Question

In Exercises 51-54, the vector $$\textbf{v}$$ and its initial point are given. Find the terminal point. $$\textbf{v} = \langle 4, \frac{3}{2}, -\frac{1}{4} \rangle$$Initial point: $$(2, 1, -\frac{3}{2})$$

Answer

**step1** Understanding the problem

We are given a starting location, called the "initial point," and a "vector" which tells us how much to move in each direction (forward/backward, left/right, up/down). We need to find the final location after these movements, which is called the "terminal point."

**step2** Identifying the components of the vector and initial point

The vector $$\textbf{v}$$ is given as $$\langle 4, \frac{3}{2}, -\frac{1}{4} \rangle$$. This means we need to move 4 units in the first direction, $$\frac{3}{2}$$ units in the second direction, and $$-\frac{1}{4}$$ units in the third direction.
The initial point is given as $$(2, 1, -\frac{3}{2})$$. This means we start at 2 in the first dimension, 1 in the second dimension, and $$-\frac{3}{2}$$ in the third dimension.

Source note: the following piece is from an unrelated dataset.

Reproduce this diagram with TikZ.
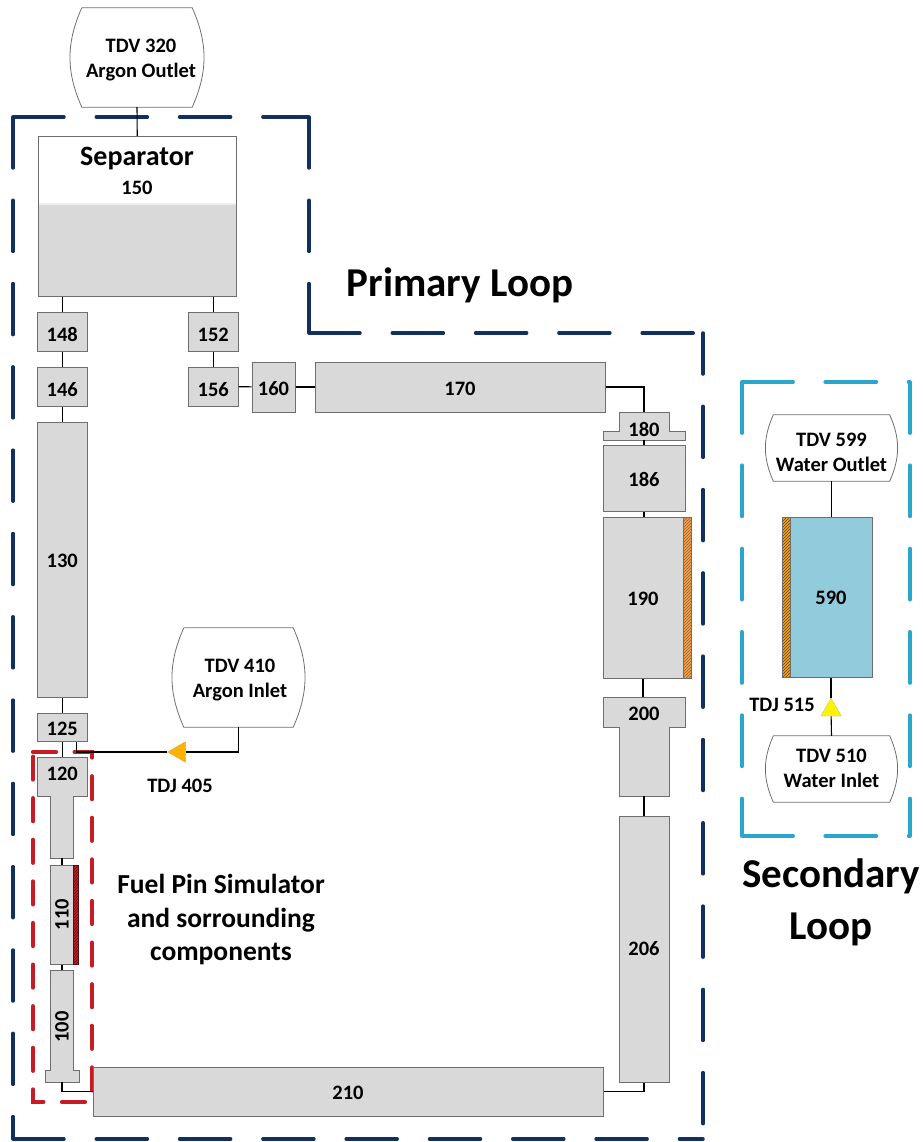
\documentclass[tikz,border=0pt]{standalone}
\usepackage{fontspec}
\setmainfont{Carlito}
\usetikzlibrary{arrows.meta,positioning,calc,shapes.geometric,patterns}
\definecolor{loopnavy}{HTML}{12305F}
\definecolor{loopred}{HTML}{C61C25}
\definecolor{loopcyan}{HTML}{2AA5CB}
\definecolor{compgrey}{HTML}{D9D9D9}
\definecolor{compedge}{HTML}{6E6E6E}
\definecolor{waterblue}{HTML}{92CBDB}
\tikzset{
  comp/.style       = {draw=compedge, line width=1pt, fill=compgrey, inner sep=0pt, text height=16.2pt, text depth=0pt, font=\fontsize{20.5}{25}\selectfont\bfseries},
  small/.style      = {comp, minimum width=49.5pt, minimum height=39pt, text height=19pt},
  ghost/.style      = {inner sep=0pt},
  outline/.style    = {draw=compedge, line width=1pt, fill=compgrey},
  lbl/.style        = {inner sep=0pt, align=center, font=\fontsize{20.5}{25}\selectfont\bfseries},
  note/.style       = {inner sep=0pt, align=center, font=\fontsize{27.5}{33.5}\selectfont\bfseries},
  title/.style      = {inner sep=0pt, align=center, font=\fontsize{41}{52}\selectfont\bfseries},
  pipe/.style       = {draw=black, line width=1.1pt},
  primary/.style    = {draw=loopnavy, line width=3.5pt, line cap=round, dash pattern=on 51pt off 32.3pt},
  secondary/.style  = {draw=loopcyan, line width=3.8pt, line cap=round, dash pattern=on 51pt off 32.3pt},
  simulator/.style  = {draw=loopred, line width=4.2pt, line cap=round, dash pattern=on 23pt off 18.6pt},
  tdv/.style        = {inner sep=0pt,
                       append after command={\pgfextra{\draw[draw=compedge, line width=0.8pt]
                         ([xshift=#1]\tikzlastnode.north west) -- ([xshift=-#1]\tikzlastnode.north east)
                         to[bend left=24] ([xshift=-#1]\tikzlastnode.south east)
                         -- ([xshift=#1]\tikzlastnode.south west)
                         to[bend left=24] ([xshift=#1]\tikzlastnode.north west);}}},
  tdj/.style        = {regular polygon, regular polygon sides=3, minimum size=24pt, inner sep=0pt, draw=compedge!70, line width=0.5pt, densely dotted},
  wall/.style       = {line width=0.8pt, inner sep=0pt, pattern=north east lines},
}

\begin{document}
\begin{tikzpicture}[x=1pt,y=-1pt]
  \useasboundingbox (0,0) rectangle (922,1142);
  % loop boundaries
  \draw[primary] (13,117) -- (309,117) (309,117) -- (309,333) (309,333) -- (697,333)
    (13,117) -- (13,1139) (13,1139) -- (703,1139);
  \draw[primary, dash phase=10pt] (703,333) -- (703,1139);
  \draw[secondary] (742,382) -- (910,382) (742,382) -- (742,836) (742,836) -- (910,836) (910,382) -- (910,836);
  \draw[simulator] (33,752) -- (92,752) -- (92,1102) -- (33,1102) -- cycle;
  % separator and the left leg
  \fill[compgrey] (38.5,205) rectangle (236,296);
  \fill[compgrey!45] (38.5,203) rectangle (236,205);
  \node[draw=compedge, line width=1pt, inner sep=0pt, minimum width=197.5pt, minimum height=159.5pt] (sep) at (137.25,216.25) {};
  \node[lbl, font=\fontsize{28}{30}\selectfont\bfseries] (sepname) at (137,159) {Separator};
  \node[lbl] (sepnum) at (137,188) {150};
  \node[tdv=11pt, minimum width=132pt, minimum height=99pt] (tdv320) at (137,57.5) {};
  \node[lbl] (tdv320name) at (141,60.5) {TDV 320\\Argon Outlet};
  \node[small] (n148) at (62.25,331.5) {148};
  \node[small] (n146) at (62.25,386.5) {146};
  \node[comp, minimum width=49.5pt, minimum height=275pt] (n130) at (62.25,559.5) {130};
  \node[comp, minimum width=49.5pt, minimum height=28pt] (n125) at (62.25,727) {125};
  % fuel pin simulator
  \draw[outline] (37.5,757) -- (87,757) -- (87,796) -- (73.5,796) -- (73.5,858) -- (50.5,858) -- (50.5,796) -- (37.5,796) -- cycle;
  \node[ghost, minimum width=49.5pt, minimum height=39pt] (n120) at (62.25,776.5) {};
  \node[ghost, minimum width=23pt, minimum height=62pt] (n120neck) at (62,827) {};
  \node[lbl] (n120num) at (62.25,774) {120};
  \node[draw=compedge, line width=1pt, fill=compgrey, inner sep=0pt, minimum width=23pt, minimum height=99pt] (n110) at (62,914.5) {};
  \node[lbl, rotate=90] (n110num) at (62,914.5) {110};
  \node[wall, draw=loopred!45!black, preaction={fill=loopred}, pattern color=loopred!45!black, minimum width=4.5pt, minimum height=99pt] (w110) at (75.75,914.5) {};
  \draw[outline] (50.5,970) -- (73.5,970) -- (73.5,1070) -- (79,1070) -- (79,1082) -- (45.5,1082) -- (45.5,1070) -- (50.5,1070) -- cycle;
  \node[ghost, minimum width=23pt, minimum height=100pt] (n100) at (62,1020) {};
  \node[lbl, rotate=90] (n100num) at (62,1027) {100};
  \node[ghost, minimum width=33.5pt, minimum height=12pt] (n100foot) at (62,1076) {};
  \node[comp, minimum width=510pt, minimum height=49pt] (n210) at (348,1091.5) {210};
  % upper run
  \node[small] (n152) at (213.25,331.5) {152};
  \node[small] (n156) at (213.25,386.5) {156};
  \node[comp, minimum width=43pt, minimum height=50pt] (n160) at (273.5,387) {160};
  \node[comp, minimum width=290pt, minimum height=50pt] (n170) at (460,387) {170};
  % right leg
  \draw[outline] (619,412) -- (669,412) -- (669,431) -- (685,431) -- (685,440) -- (603,440) -- (603,431) -- (619,431) -- cycle;
  \node[ghost, minimum width=50pt, minimum height=28pt] (n180) at (644,426) {};
  \node[lbl] (n180num) at (644,429) {180};
  \node[comp, minimum width=82pt, minimum height=66pt] (n186) at (644,478) {186};
  \node[comp, minimum width=80pt, minimum height=160.5pt] (n190) at (643,597.75) {190};
  \node[wall, draw=compedge, preaction={fill=orange!65!compgrey}, pattern color=brown!80!black, minimum width=8pt, minimum height=160.5pt] (w190) at (687,597.75) {};
  \draw[outline] (603,697) -- (685,697) -- (685,727) -- (669,727) -- (669,796) -- (619,796) -- (619,727) -- (603,727) -- cycle;
  \node[ghost, minimum width=82pt, minimum height=30pt] (n200) at (644,712) {};
  \node[ghost, minimum width=50pt, minimum height=69pt] (n200neck) at (644,761.5) {};
  \node[lbl] (n200num) at (644,714) {200};
  \node[comp, text height=13pt, minimum width=50pt, minimum height=266pt] (n206) at (644,949) {206};
  % argon inlet
  \node[tdv=11pt, minimum width=131pt, minimum height=99pt] (tdv410) at (238.5,677.5) {};
  \node[lbl] (tdv410name) at (240,680.5) {TDV 410\\Argon Inlet};
  \node[tdj, shape border rotate=90, fill=orange!60!yellow] (tdj405) at (179.5,752) {};
  \node[lbl] (tdj405name) at (180,786) {TDJ 405};
  % secondary loop
  \node[tdv=7.5pt, minimum width=131pt, minimum height=66pt] (tdv599) at (831.5,448) {};
  \node[lbl] (tdv599name) at (831.5,452) {TDV 599\\Water Outlet};
  \node[comp, fill=waterblue, minimum width=90pt, minimum height=160pt] (n590) at (827,597.5) {};
  \node[lbl] (n590num) at (831,597.5) {590};
  \node[wall, draw=compedge, preaction={fill=orange!75!yellow}, pattern color=black!70, minimum width=8pt, minimum height=160pt] (w590) at (786,597.5) {};
  \node[tdj, fill=yellow] (tdj515) at (831,710) {};
  \node[lbl] (tdj515name) at (782,705) {TDJ 515};
  \node[tdv=7.5pt, minimum width=131pt, minimum height=66pt] (tdv510) at (831.5,769) {};
  \node[lbl] (tdv510name) at (831.5,768) {TDV 510\\Water Inlet};
  % connectors
  \draw[pipe] (tdv320.south) -- (sep.north);
  \draw[pipe] (n148.north |- sep.south) -- (n148.north);
  \draw[pipe] (n152.north |- sep.south) -- (n152.north);
  \draw[pipe] (n148) -- (n146);
  \draw[pipe] (n146) -- (n130);
  \draw[pipe] (n130) -- (n125);
  \draw[pipe] (n125) -- (n120);
  \draw[pipe] (n120neck) -- (n110);
  \draw[pipe] (n110) -- (n100);
  \draw[pipe] (n100foot.south) |- (n210.west);
  \draw[pipe] (n152) -- (n156);
  \draw[pipe] (n156) -- (n160);
  \draw[pipe] (n160) -- (n170);
  \draw[pipe] (n170.east) -| (n180.north);
  \draw[pipe] (n180.south) -- (n186.north);
  \draw[pipe] (n186.south) -- (n186.south |- n190.north);
  \draw[pipe] (n190.south) -- (n190.south |- n200.north);
  \draw[pipe] (n200neck.south) -- (n206.north);
  \draw[pipe] (n206.south) |- (n210.east);
  \draw[pipe] (tdv410.south) |- (tdj405);
  \draw[pipe] (tdj405) -| ([xshift=14pt]n125.south);
  \draw[pipe] (tdv599.south) -- (tdv599.south |- n590.north);
  \draw[pipe] (tdv510.north) -- (tdj515);
  \draw[pipe] (tdj515) -- (tdj515 |- n590.south);
  % captions
  \node[title] (primarylbl) at (460,285) {Primary Loop};
  \node[title] (secondarylbl) at (831,902) {Secondary\\Loop};
  \node[note] (simlbl) at (221,920) {Fuel Pin Simulator\\and sorrounding\\components};
\end{tikzpicture}
\end{document}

**step3** Calculating the first coordinate of the terminal point

To find the first coordinate of the terminal point, we start with the first coordinate of the initial point and add the first component of the vector.
First coordinate of terminal point $$=$$ First coordinate of initial point $$+$$ First component of vector
First coordinate of terminal point $$= 2 + 4$$
First coordinate of terminal point $$= 6$$

**step4** Calculating the second coordinate of the terminal point

To find the second coordinate of the terminal point, we start with the second coordinate of the initial point and add the second component of the vector.
Second coordinate of terminal point $$=$$ Second coordinate of initial point $$+$$ Second component of vector
Second coordinate of terminal point $$= 1 + \frac{3}{2}$$
To add these numbers, we first convert the whole number 1 into a fraction with a denominator of 2. We know that $$1 = \frac{2}{2}$$.
Second coordinate of terminal point $$= \frac{2}{2} + \frac{3}{2}$$
Now, we add the numerators and keep the common denominator.
Second coordinate of terminal point $$= \frac{2+3}{2}$$
Second coordinate of terminal point $$= \frac{5}{2}$$

**step5** Calculating the third coordinate of the terminal point

To find the third coordinate of the terminal point, we start with the third coordinate of the initial point and add the third component of the vector.
Third coordinate of terminal point $$=$$ Third coordinate of initial point $$+$$ Third component of vector
Third coordinate of terminal point $$= -\frac{3}{2} + (-\frac{1}{4})$$
Adding a negative number is the same as subtracting, so:
Third coordinate of terminal point $$= -\frac{3}{2} - \frac{1}{4}$$
To subtract these fractions, we need a common denominator, which is 4. We convert $$-\frac{3}{2}$$ to an equivalent fraction with a denominator of 4: $$-\frac{3}{2} = -\frac{3 \times 2}{2 \times 2} = -\frac{6}{4}$$.
Third coordinate of terminal point $$= -\frac{6}{4} - \frac{1}{4}$$
Now, we subtract the numerators and keep the common denominator.
Third coordinate of terminal point $$= \frac{-6-1}{4}$$
Third coordinate of terminal point $$= -\frac{7}{4}$$

**step6** Stating the terminal point

The terminal point is found by combining the calculated first, second, and third coordinates.
The terminal point is $$(6, \frac{5}{2}, -\frac{7}{4})$$.